>>>>

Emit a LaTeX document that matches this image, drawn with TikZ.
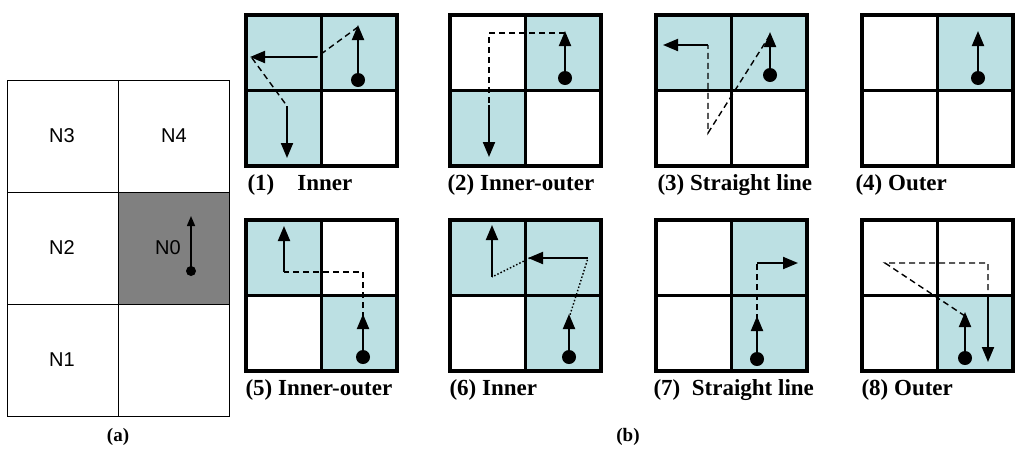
\documentclass[tikz,border=0pt]{standalone}
\usepackage{fontspec}
\setmainfont{Liberation Serif}
\newfontfamily\sansf{Liberation Sans}
\usetikzlibrary{arrows.meta}
\definecolor{lb}{HTML}{BCE0E3}
\definecolor{dg}{HTML}{808080}
\tikzset{
  frame/.style={line width=3.5pt},
  mv/.style={line width=2pt,-{Triangle[length=15pt,width=12pt]}},
  dsh/.style={line width=1.4pt,dash pattern=on 6pt off 4pt},
  dtt/.style={line width=1.4pt,dash pattern=on 1.5pt off 2pt},
  lab/.style={font=\fontsize{23}{25}\selectfont\bfseries,anchor=west},
  nlab/.style={font=\sansf\fontsize{20}{22}\selectfont},
}
\newcommand\cell[2]{\fill[lb] (#1*75.5,#2*75.5) rectangle ++(75.5,75.5);}
\newcommand\gridframe{\draw[frame] (0,0) rectangle (151,151) (75.5,0)--(75.5,151) (0,75.5)--(151,75.5);}
\newcommand\startdot[1]{\fill (#1) circle (7);}
\begin{document}
\begin{tikzpicture}[x=1pt,y=-1pt]
\useasboundingbox (0,0) rectangle (1024,456);
% (a)
\fill[dg] (118,192) rectangle (229,304);
\draw[line width=1pt] (7,80) rectangle (229,416) (118,80)--(118,416) (7,192)--(229,192) (7,304)--(229,304);
\node[nlab] (n3) at (62,136) {N3};
\node[nlab] (n4) at (174,136) {N4};
\node[nlab] (n2) at (62,248) {N2};
\node[nlab] (n0) at (168,248) {N0};
\node[nlab] (n1) at (62,360) {N1};
\fill (191,271) circle (5);
\draw[line width=1.5pt,-{Triangle[length=10pt,width=8pt]}] (191,271)--(191,216);
\node[font=\fontsize{19}{21}\selectfont\bfseries] (la) at (118,437) {(a)};
\node[font=\fontsize{19}{21}\selectfont\bfseries] (lb) at (628,437) {(b)};
% grid 1
\begin{scope}[shift={(246,15)}]
\cell00 \cell10 \cell01 \gridframe
\startdot{112,65}
\draw[mv] (112,65)--(112,10);
\draw[dsh] (112,12)--(71,42);
\draw[mv] (71,42)--(4,42);
\draw[dsh] (6,43)--(41,91);
\draw[mv] (41,91)--(41,143);
\end{scope}
\node[lab] (l1) at (244,185) {(1)\quad Inner};
% grid 2
\begin{scope}[shift={(450,15)}]
\cell10 \cell01 \gridframe
\startdot{115,63}
\draw[mv] (115,63)--(115,16);
\draw[dsh] (115,18)--(39,18)--(39,90);
\draw[mv] (39,90)--(39,142);
\end{scope}
\node[lab] (l2) at (444,185) {(2) Inner-outer};
% grid 3
\begin{scope}[shift={(656,15)}]
\cell00 \cell10 \gridframe
\startdot{114,60}
\draw[mv] (114,60)--(114,17);
\draw[dsh] (114,20)--(52,118)--(52,30);
\draw[mv] (52,30)--(7,30);
\end{scope}
\node[lab] (l3) at (654,185) {(3) Straight line};
% grid 4
\begin{scope}[shift={(862,15)}]
\cell10 \gridframe
\startdot{116,63}
\draw[mv] (116,63)--(116,16);
\end{scope}
\node[lab] (l4) at (852,185) {(4) Outer};
% grid 5
\begin{scope}[shift={(246,220)}]
\cell00 \cell11 \gridframe
\startdot{117,137}
\draw[mv] (117,137)--(117,94);
\draw[dsh] (117,98)--(117,52)--(38,52);
\draw[mv] (38,52)--(38,6);
\end{scope}
\node[lab] (l5) at (242,390) {(5) Inner-outer};
% grid 6
\begin{scope}[shift={(450,220)}]
\cell00 \cell10 \cell11 \gridframe
\startdot{119,137}
\draw[mv] (119,137)--(119,94);
\draw[dtt] (119,98)--(138,38);
\draw[mv] (138,38)--(78,38);
\draw[dtt] (80,38)--(42,57);
\draw[mv] (42,57)--(42,5);
\end{scope}
\node[lab] (l6) at (446,390) {(6) Inner};
% grid 7
\begin{scope}[shift={(656,220)}]
\cell10 \cell11 \gridframe
\startdot{101,139}
\draw[mv] (101,139)--(101,96);
\draw[dsh] (101,100)--(101,43);
\draw[mv] (101,43)--(142,43);
\end{scope}
\node[lab] (l7) at (650,390) {(7)\enspace Straight line};
% grid 8
\begin{scope}[shift={(862,220)}]
\cell11 \gridframe
\startdot{103,138}
\draw[mv] (103,138)--(103,92);
\draw[dsh] (103,96)--(23,43)--(126,43)--(126,75);
\draw[mv] (126,75)--(126,142);
\end{scope}
\node[lab] (l8) at (858,390) {(8) Outer};
\end{tikzpicture}
\end{document}
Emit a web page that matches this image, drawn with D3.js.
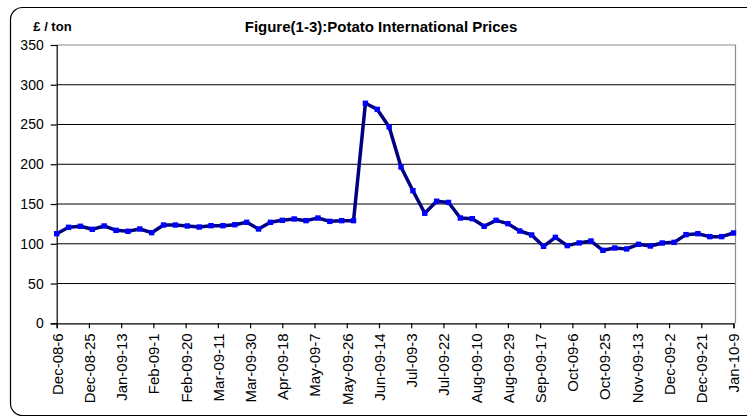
<!DOCTYPE html>
<html>
<head>
<meta charset="utf-8">
<script src="https://cdn.jsdelivr.net/npm/d3@7"></script>
<style>
  body { margin: 0; background: #fff; }
  svg { display: block; font-family: "Liberation Sans", Arial, sans-serif; }
</style>
</head>
<body>
<div id="chart"></div>
<script>
// weekly prices, first week = Dec 6 2008
var firstWeek = "2008-12-06";
var prices = [
  112.7, 120.7, 122, 118.2, 122.4, 116.9, 115.7, 118.6, 114, 123.6,
  123.6, 122.4, 121.1, 122.8, 122.8, 124, 127, 118.6, 127, 129.5,
  131.2, 129.1, 132.4, 128.2, 129.1, 129.1, 276.7, 269, 247, 196.6,
  166.8, 138.4, 153.5, 152, 132.4, 131.6, 122, 129.5, 125.3, 116.1,
  111.1, 96.8, 108.1, 97.7, 101.1, 103.5, 91.8, 94.7, 93.5, 99.3,
  97.2, 101, 101.8, 111.5, 112.7, 109, 109, 113.6
];
var tickLabels = [
  "Dec-08-6", "Dec-08-25", "Jan-09-13", "Feb-09-1", "Feb-09-20", "Mar-09-11",
  "Mar-09-30", "Apr-09-18", "May-09-7", "May-09-26", "Jun-09-14", "Jul-09-3",
  "Jul-09-22", "Aug-09-10", "Aug-09-29", "Sep-09-17", "Oct-09-6", "Oct-09-25",
  "Nov-09-13", "Dec-09-2", "Dec-09-21", "Jan-10-9"
];
var yTicks = [0, 50, 100, 150, 200, 250, 300, 350];
var title = "Figure(1-3):Potato International Prices";
var unitLabel = "£ / ton";

var width = 747, height = 417;
// plot area edges (note: "top" is taken by window.top, so use plot* names)
var plotLeft = 56.7, plotRight = 733.5, plotTop = 45, plotBottom = 323.3, boxRight = 735.5;

var parseTick = d3.utcParse("%b-%y-%d");
var fmtTick = d3.utcFormat("%b-%y-%-d");
var tickDates = tickLabels.map(parseTick);
var start = d3.utcParse("%Y-%m-%d")(firstWeek);

var data = prices.map(function (v, i) {
  return { date: d3.utcWeek.offset(start, i), value: v };
});

var svg = d3.select("#chart").append("svg")
  .attr("width", width)
  .attr("height", height);

svg.append("rect")
  .attr("width", width).attr("height", height)
  .attr("fill", "#fff");

// outer chart frame (runs off the right edge like the original)
svg.append("rect")
  .attr("x", 10.5).attr("y", 7.5)
  .attr("width", 750).attr("height", 408)
  .attr("rx", 12).attr("ry", 12)
  .attr("fill", "none")
  .attr("stroke", "#000")
  .attr("stroke-width", 1.2);

var x = d3.scaleUtc()
  .domain([tickDates[0], tickDates[tickDates.length - 1]])
  .range([plotLeft, plotRight]);

var y = d3.scaleLinear()
  .domain([0, 350])
  .range([plotBottom, plotTop]);

// gridlines
svg.append("g")
  .selectAll("line")
  .data(yTicks.filter(function (d) { return d > 0 && d < 350; }))
  .enter().append("line")
  .attr("x1", plotLeft).attr("x2", boxRight)
  .attr("y1", function (d) { return y(d); })
  .attr("y2", function (d) { return y(d); })
  .attr("stroke", "#000")
  .attr("stroke-width", 1);

// plot area border top / right
svg.append("path")
  .attr("d", "M" + plotLeft + "," + plotTop + "H" + boxRight + "V" + plotBottom)
  .attr("fill", "none")
  .attr("stroke", "#8c8c8c")
  .attr("stroke-width", 1.2);

// y axis
var yAxis = svg.append("g")
  .attr("transform", "translate(" + plotLeft + ",0)")
  .call(d3.axisLeft(y).tickValues(yTicks).tickSize(6).tickPadding(7));
yAxis.select(".domain").attr("stroke", "#000").attr("stroke-width", 1.2);
yAxis.selectAll(".tick line").attr("stroke", "#000").attr("stroke-width", 1.2);
yAxis.selectAll("text")
  .attr("font-size", 14)
  .attr("font-family", "Liberation Sans, Arial, sans-serif")
  .attr("fill", "#000");

// x axis
var xAxis = svg.append("g")
  .attr("transform", "translate(0," + plotBottom + ")")
  .call(d3.axisBottom(x).tickValues(tickDates).tickFormat(fmtTick).tickSize(5));
xAxis.select(".domain").attr("stroke", "#000").attr("stroke-width", 1.2);
xAxis.selectAll(".tick line").attr("stroke", "#000").attr("stroke-width", 1.2);
xAxis.selectAll("text")
  .attr("font-size", 15)
  .attr("font-family", "Liberation Sans, Arial, sans-serif")
  .attr("fill", "#000")
  .attr("text-anchor", "end")
  .attr("transform", "rotate(-90)")
  .attr("x", -10)
  .attr("y", 0)
  .attr("dy", "0.36em");

// price line
var line = d3.line()
  .x(function (d) { return x(d.date); })
  .y(function (d) { return y(d.value); });

svg.append("path")
  .datum(data)
  .attr("d", line)
  .attr("fill", "none")
  .attr("stroke", "#000080")
  .attr("stroke-width", 3.5)
  .attr("stroke-linejoin", "round");

svg.append("g")
  .selectAll("rect")
  .data(data)
  .enter().append("rect")
  .attr("x", function (d) { return x(d.date) - 2.7; })
  .attr("y", function (d) { return y(d.value) - 2.7; })
  .attr("width", 5.4)
  .attr("height", 5.4)
  .attr("fill", "#0000ff");

// titles
svg.append("text")
  .attr("x", 381).attr("y", 31.5)
  .attr("text-anchor", "middle")
  .attr("font-size", 15)
  .attr("font-weight", "bold")
  .text(title);

svg.append("text")
  .attr("x", 33.3).attr("y", 30.5)
  .attr("font-size", 13)
  .attr("font-weight", "bold")
  .text(unitLabel);
</script>
</body>
</html>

<<<<

■ THE REQUEST
Using the listing above, state the number of lines that hold "matches", with no other text.

■ THE ANSWER
2